The simmering movement is the whitest phenomenon on the national scene, evident not just in its Caucasian numbers but in the bedrock beliefs stirring its anti-government contempt.

February 5, 2010 |
Editor’s Note: Rich Benjamin’s commentary on the underlying “white grievance” currents in the Tea Party movement were buttressed Thursday by the statements of Republican Tom Tancredo, the opening speaker at the Tea Party convention. Tancredo told attendees that President Barack Obama was elected because “we do not have a civics, literacy test before people can vote in this country,” an allusion to how Southern states used literacy tests as part of an effort to deny suffrage to African American voters before the civil rights era.

The Tea Party movement, holding its first convention this weekend, is angling to be the most revolutionary force in American politics in name and in deed, since at least the 1960s counterculture. Only this time, the political insurgents command a party of Flour Power, not flower power.

The simmering movement is the whitest phenomenon on the national scene, evident not just in the millions of Caucasians committed to its cause, but in the bedrock beliefs stirring its anti-government contempt.

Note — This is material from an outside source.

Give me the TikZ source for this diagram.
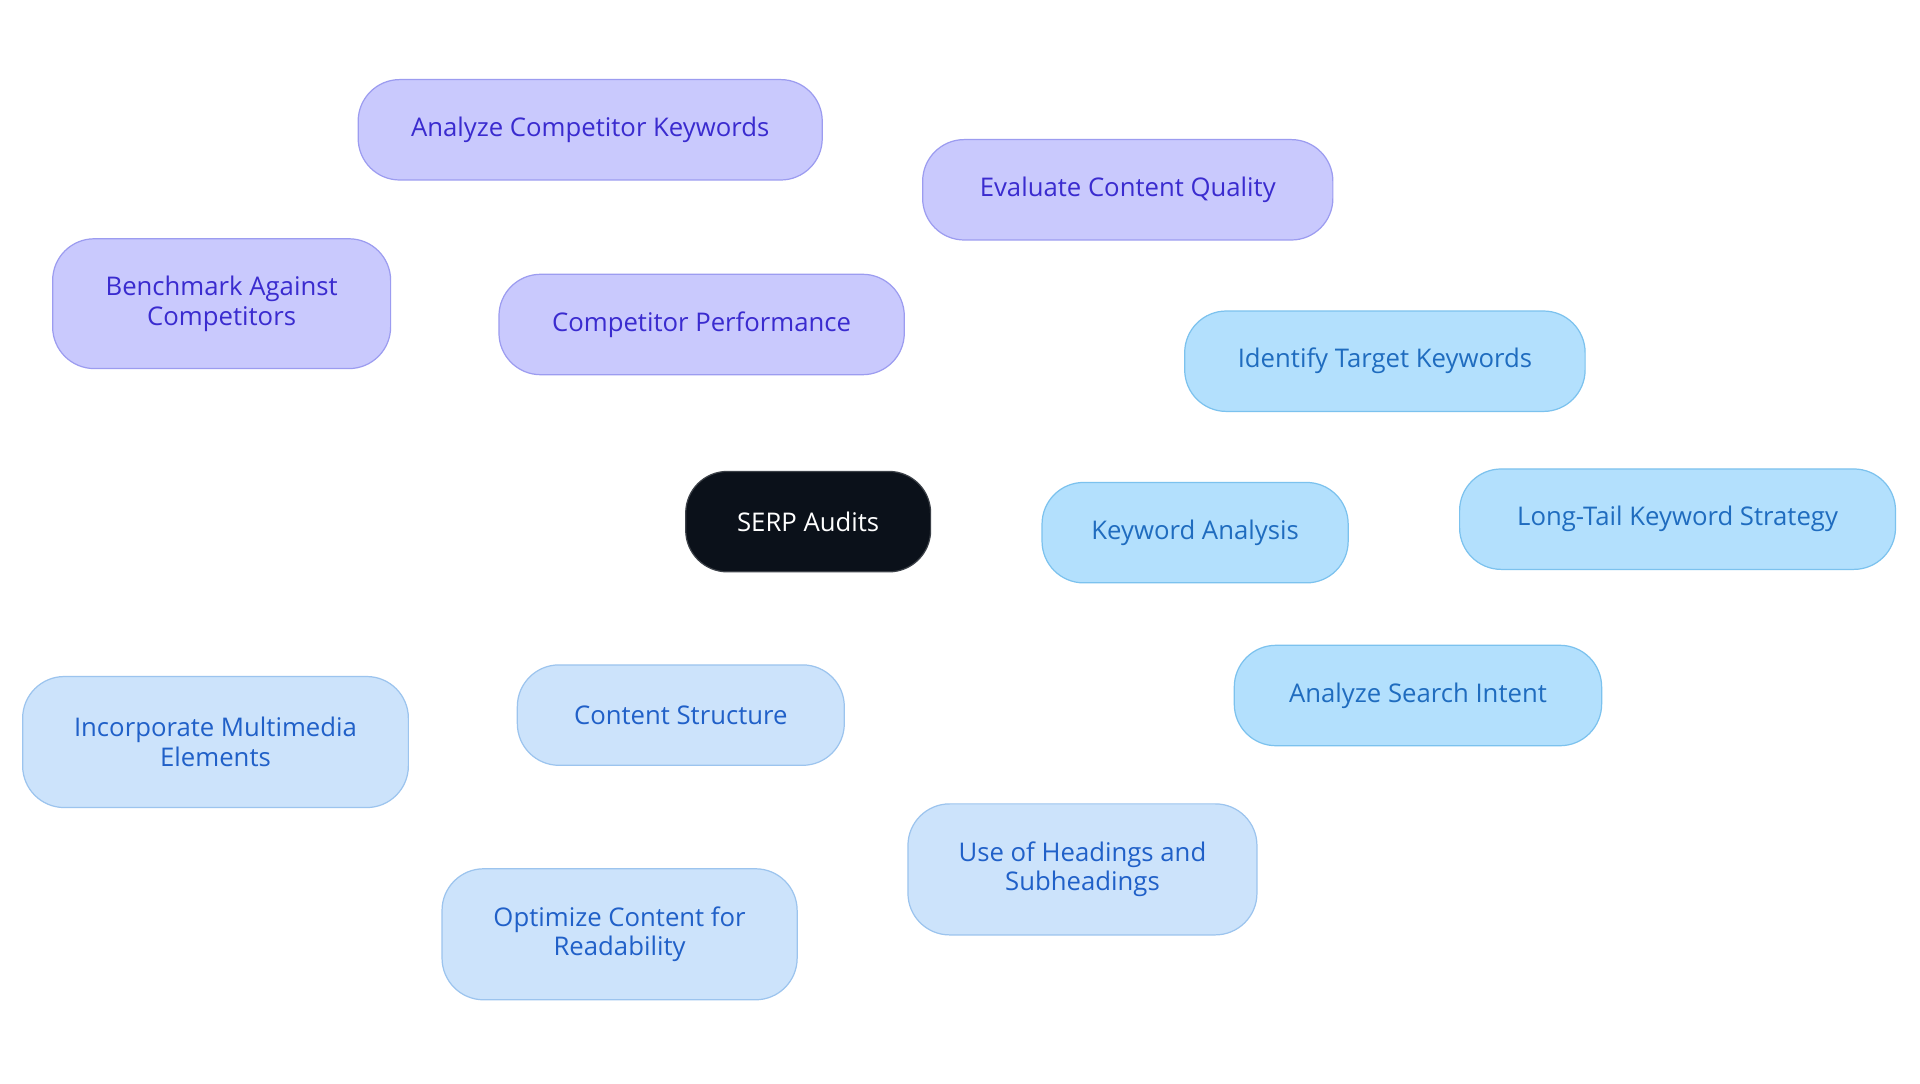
\documentclass[tikz,border=0pt]{standalone}
\usepackage{fontspec}
\setmainfont{Open Sans}
\usetikzlibrary{backgrounds}
\definecolor{pf}{HTML}{C9C9FD}\definecolor{pb}{HTML}{9C9CF0}\definecolor{pt}{HTML}{3A2BCF}
\definecolor{bf}{HTML}{B3E0FD}\definecolor{bb}{HTML}{7CC2EE}\definecolor{bt}{HTML}{1F6CBF}
\definecolor{lf}{HTML}{CCE3FB}\definecolor{lb}{HTML}{9CC4EE}\definecolor{lt}{HTML}{2060C8}
\definecolor{cf}{HTML}{0B111A}
\tikzset{
 box/.style={rounded corners=34pt,line width=1pt,align=center,font=\fontsize{21}{24}\selectfont,inner sep=0pt},
 pnode/.style={box,fill=pf,draw=pb,text=pt},
 bnode/.style={box,fill=bf,draw=bb,text=bt},
 lnode/.style={box,fill=lf,draw=lb,text=lt},
 pe/.style={draw=pb,line width=2.5pt},
 be/.style={draw=bb,line width=2.5pt},
 le/.style={draw=lb,line width=2.5pt},
}
\begin{document}
\begin{tikzpicture}[x=1pt,y=-1pt]
\useasboundingbox[fill=white] (0,0) rectangle (1568,885);
\node[box,fill=cf,draw=cf!80,text=white,minimum width=200pt,minimum height=82pt] (c) at (660,426) {SERP Audits};
\node[pnode,minimum width=331pt,minimum height=82pt] (cp) at (573,265) {Competitor Performance};
\node[pnode,minimum width=379pt,minimum height=82pt] (ack) at (482,106) {Analyze Competitor Keywords};
\node[pnode,minimum width=335pt,minimum height=82pt] (ecq) at (921,155) {Evaluate Content Quality};
\node[pnode,minimum width=276pt,minimum height=106pt] (bac) at (181,248) {Benchmark Against\\Competitors};
\node[bnode,minimum width=250pt,minimum height=82pt] (ka) at (976,435) {Keyword Analysis};
\node[bnode,minimum width=327pt,minimum height=82pt] (itk) at (1131,295) {Identify Target Keywords};
\node[bnode,minimum width=356pt,minimum height=82pt] (lt) at (1370,424) {Long-Tail Keyword Strategy};
\node[bnode,minimum width=300pt,minimum height=82pt] (asi) at (1158,568) {Analyze Search Intent};
\node[lnode,minimum width=267pt,minimum height=82pt] (cs) at (556,584) {Content Structure};
\node[lnode,minimum width=315pt,minimum height=107pt] (ime) at (176,606) {Incorporate Multimedia\\Elements};
\node[lnode,minimum width=290pt,minimum height=107pt] (ocr) at (506,763) {Optimize Content for\\Readability};
\node[lnode,minimum width=285pt,minimum height=107pt] (uhs) at (884,710) {Use of Headings and\\Subheadings};
\begin{scope}[on background layer]
\path[pe] (c.center)--(cp.center) (cp.center)--(ack.center) (cp.center)--(ecq.center) (cp.center)--(bac.center);
\path[be] (c.center)--(ka.center) (ka.center)--(itk.center) (ka.center)--(lt.center) (ka.center)--(asi.center);
\path[le] (c.center)--(cs.center) (cs.center)--(ime.center) (cs.center)--(ocr.center) (cs.center)--(uhs.center);
\end{scope}
\end{tikzpicture}
\end{document}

How fitting, therefore, that Sarah Palin keynote the movement’s first organized confab. Neglected in all the fevered conversation around the movement’s meteoric rise, and Palin’s selection, is any useful reflection on what the cause and this figurehead stand for: white racial resentment. Packed beneath her beehive is a spitfire brew of optimistic, yet aggrieved whiteness. Palin embodies a bizarre, sometimes alluring, combination of triumph and complaint that many Caucasian Tea Partiers identify with through and through.

Deciphering the racial codes on the movement’s ubiquitous placards does not require a doctorate in semiotics. One popular sign shows the president’s face and a caption: “Undocumented worker.” Another combines Obama’s image with this caption: “The Zoo Has an African Lion and the White House Has a Lyin’ African!”

Aside from the festive, ad hominem attacks against President Obama, the Tea Party’s leaders and its rank-and-file rarely mention race in debate, instead tucking it just under the surface of “nonracial” issues like health care reform, public spending, immigration, and pointedly, taxes.